Mindscan, Robert J. Sawyer
Tor, 2005, 303 pages, C$34.95 hc, ISBN 0-765-31107-0
Only cranky critics can call award-winning books “disappointments”, and so let me be bold in saying that Mindscan is a return to form for Robert J. Sawyer after the award-winning “Neanderthal Parallax” trilogy. Granted, Hominids (2002, Book One of the Trilogy) won the 2003 Hugo Award for Best Novel. Still, most fans and readers will be reluctant to call this one of Sawyer’s best, especially as the trilogy went downhill in Humans and Hybrids (both 2003). But all is forgiven with Mindscan, his newest standalone novel.
With it we see a return to what he does best: the rigorous exploration of an idea. Here, the concept is consciousness transfer: What if it was possible to duplicate consciousness in an artificial body? How do you redefine identity? Who, of the copy or the original, is the real person?

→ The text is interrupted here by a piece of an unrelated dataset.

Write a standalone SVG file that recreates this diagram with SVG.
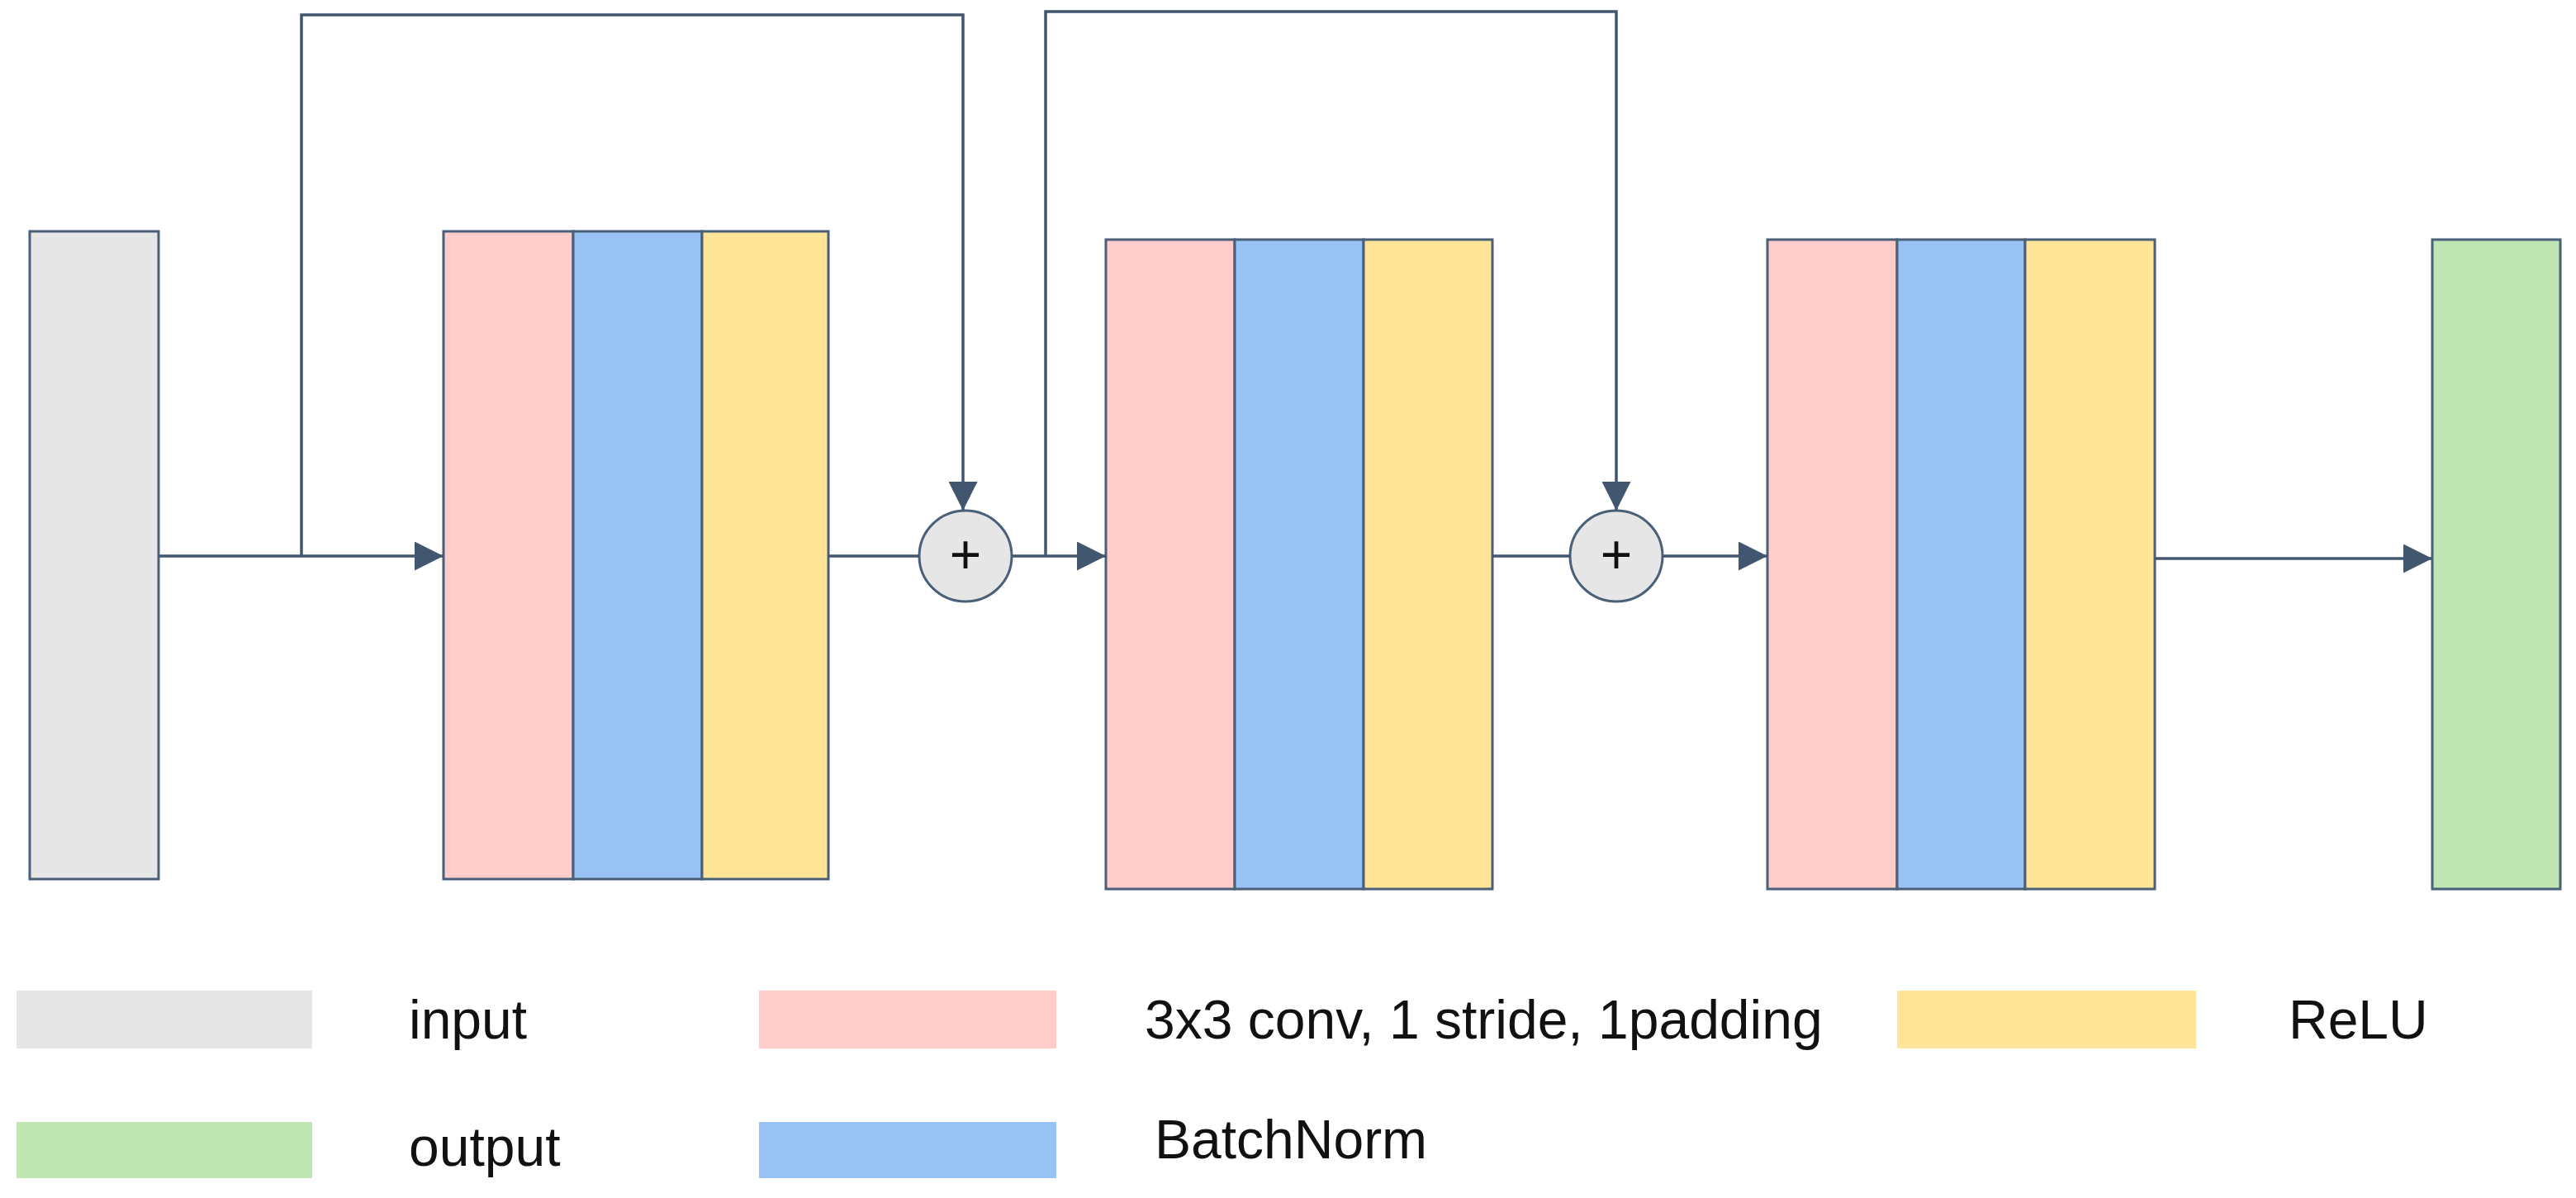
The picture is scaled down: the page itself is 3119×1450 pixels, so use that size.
<svg xmlns="http://www.w3.org/2000/svg" width="3119" height="1450" viewBox="0 0 3119 1450">
<style>
.b{stroke:#4a5f78;stroke-width:3}
.c{fill:none;stroke:#42576f;stroke-width:3.5}
.g{fill:#e6e6e6}.p{fill:#ffcccc}.u{fill:#99c3f4}.y{fill:#ffe598}.o{fill:#bfe6b3}
text{font-family:"Liberation Sans",Arial,sans-serif;font-size:66px;fill:#111}
</style>
<defs>
<marker id="a" viewBox="0 0 10 10" refX="10" refY="5" markerWidth="11" markerHeight="10" orient="auto"><path d="M0,0L10,5L0,10z" fill="#42576f"/></marker>
</defs>
<rect width="3119" height="1450" fill="#fff"/>
<g id="input"><rect class="g b" x="36" y="280" width="156" height="784"/></g>
<g id="block1"><rect class="p b" x="537" y="280" width="157" height="784"/><rect class="u b" x="694" y="280" width="156" height="784"/><rect class="y b" x="850" y="280" width="153" height="784"/></g>
<g id="block2"><rect class="p b" x="1339" y="290" width="156" height="786"/><rect class="u b" x="1495" y="290" width="156" height="786"/><rect class="y b" x="1651" y="290" width="156" height="786"/></g>
<g id="block3"><rect class="p b" x="2140" y="290" width="157" height="786"/><rect class="u b" x="2297" y="290" width="155" height="786"/><rect class="y b" x="2452" y="290" width="157" height="786"/></g>
<g id="output"><rect class="o b" x="2945" y="290" width="155" height="786"/></g>
<g id="add1"><ellipse class="g b" cx="1169" cy="673" rx="56" ry="55"/><text x="1169" y="694" text-anchor="middle" font-size="60">+</text></g>
<g id="add2"><ellipse class="g b" cx="1957" cy="673" rx="56" ry="55"/><text x="1957" y="694" text-anchor="middle" font-size="60">+</text></g>
<g id="connectors">
<path class="c" d="M192,673H537" marker-end="url(#a)"/>
<path class="c" d="M365,673V18H1166V618" marker-end="url(#a)"/>
<path class="c" d="M1003,673H1113"/>
<path class="c" d="M1225,673H1339" marker-end="url(#a)"/>
<path class="c" d="M1266,673V14H1957V618" marker-end="url(#a)"/>
<path class="c" d="M1807,673H1901"/>
<path class="c" d="M2013,673H2140" marker-end="url(#a)"/>
<path class="c" d="M2609,676H2945" marker-end="url(#a)"/>
</g>
<g id="legend">
<rect class="g" x="20" y="1199" width="358" height="70"/><text x="495" y="1257">input</text>
<rect class="p" x="919" y="1199" width="360" height="70"/><text x="1386" y="1257">3x3 conv, 1 stride, 1padding</text>
<rect class="y" x="2297" y="1199" width="362" height="70"/><text x="2771" y="1257">ReLU</text>
<rect class="o" x="20" y="1358" width="358" height="68"/><text x="495" y="1411">output</text>
<rect class="u" x="919" y="1358" width="360" height="68"/><text x="1398" y="1402">BatchNorm</text>
</g>
</svg>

In order to play around with the concept, Sawyer resorts to a protagonist with a time-bomb ticking in his skull: thirtysomething Jake Sullivan is afflicted with the (fictional) Katerinsky’s syndrome: At any time, a fatal stroke could kill him. So when immortality through consciousness duplication is introduced to seniors, young Jake sees it as a way to solve the niggling problem of his impending sudden death. There are a few complications, though: As the “original’ Jake is shipped away to a far-off lunar base for permanent relocation, his copy is embroiled in a few adventures of his own…
If you’re a long-time reader of Sawyer’s fiction, a lot of Mindscan‘s material will feel familiar. The way Sawyer kicks an idea around for a few hundred pages. The blatant Canadian nationalism. (In this future fifty years removed, Canada has become a liberal paradise whereas the US has devolved into this ultra-conservative religious state) The fondness for courtroom drama.
Sadly, many of Sawyer’s faults also make return appearances. For all of his skills in exploring ideas and his patience in researching all aspects of his stories, Sawyer still can’t break out of a rather pedestrian writing style. Bad jokes are bandied about as if they were unbelievably witty. The dialogue is banal. Many sentences are clumsy: you just look at them and think “There’s got to be a better way of saying this!” There’s a pedantic quality to Sawyer’s writing that quickly becomes annoying, almost as if he didn’t trust his readers to understand the material. It leads to on-the-nose writing which has to be ignored if the book is to be enjoyable.
In addition to these usual flaws, Sawyer can be a little bit too quick and silly in setting up the mechanics of his plotting. Here, you can guess part of the plot-line as soon as they announce that the copied persons are shipped off to the Moon (why so far? Etc.) for permanent relocation. It sounds like a bad idea, and it is. The pro-Canadian angle is also annoying -even to a fellow Canadian- given how it ignores that not all Americans/Canadians are happy with the current state of things and assumes that current trends will simply go on without cyclical shifts. (But that takes me into the whole “societies aren’t monoliths” rant I went into in a previous review of Sawyer’s work.)
Still, I’m buying Sawyer’s stuff in hardcover for a reason, and that reason is that even with the usual stylistic flaws, his work is top-notch when comes the time to straight-up extrapolation. Sawyer does a lot of thinking for every one of his novel, and Mindscan delivers a lot of satisfying SF content as it explores issues of consciousness and identity. While the ending of the novel is easy and disappointing (in a “no man, no problem” kind of fashion), the slingshot epilogue almost redeems it with a mind-expanding finish to a satisfying novel. Good stuff.
Perhaps best of all is the sense that this is a return to form for Sawyer, who really should stick to standalone novels from now on. It’s perhaps my favourite Sawyer book since Flashforward in how it defines its area of interest, and then proceeds to explore every single facet of it. As is usual with the author’s work, you can read this book in one single sitting, and chances are that you will want to: Once the plot is launched, there’s no chance to be bored.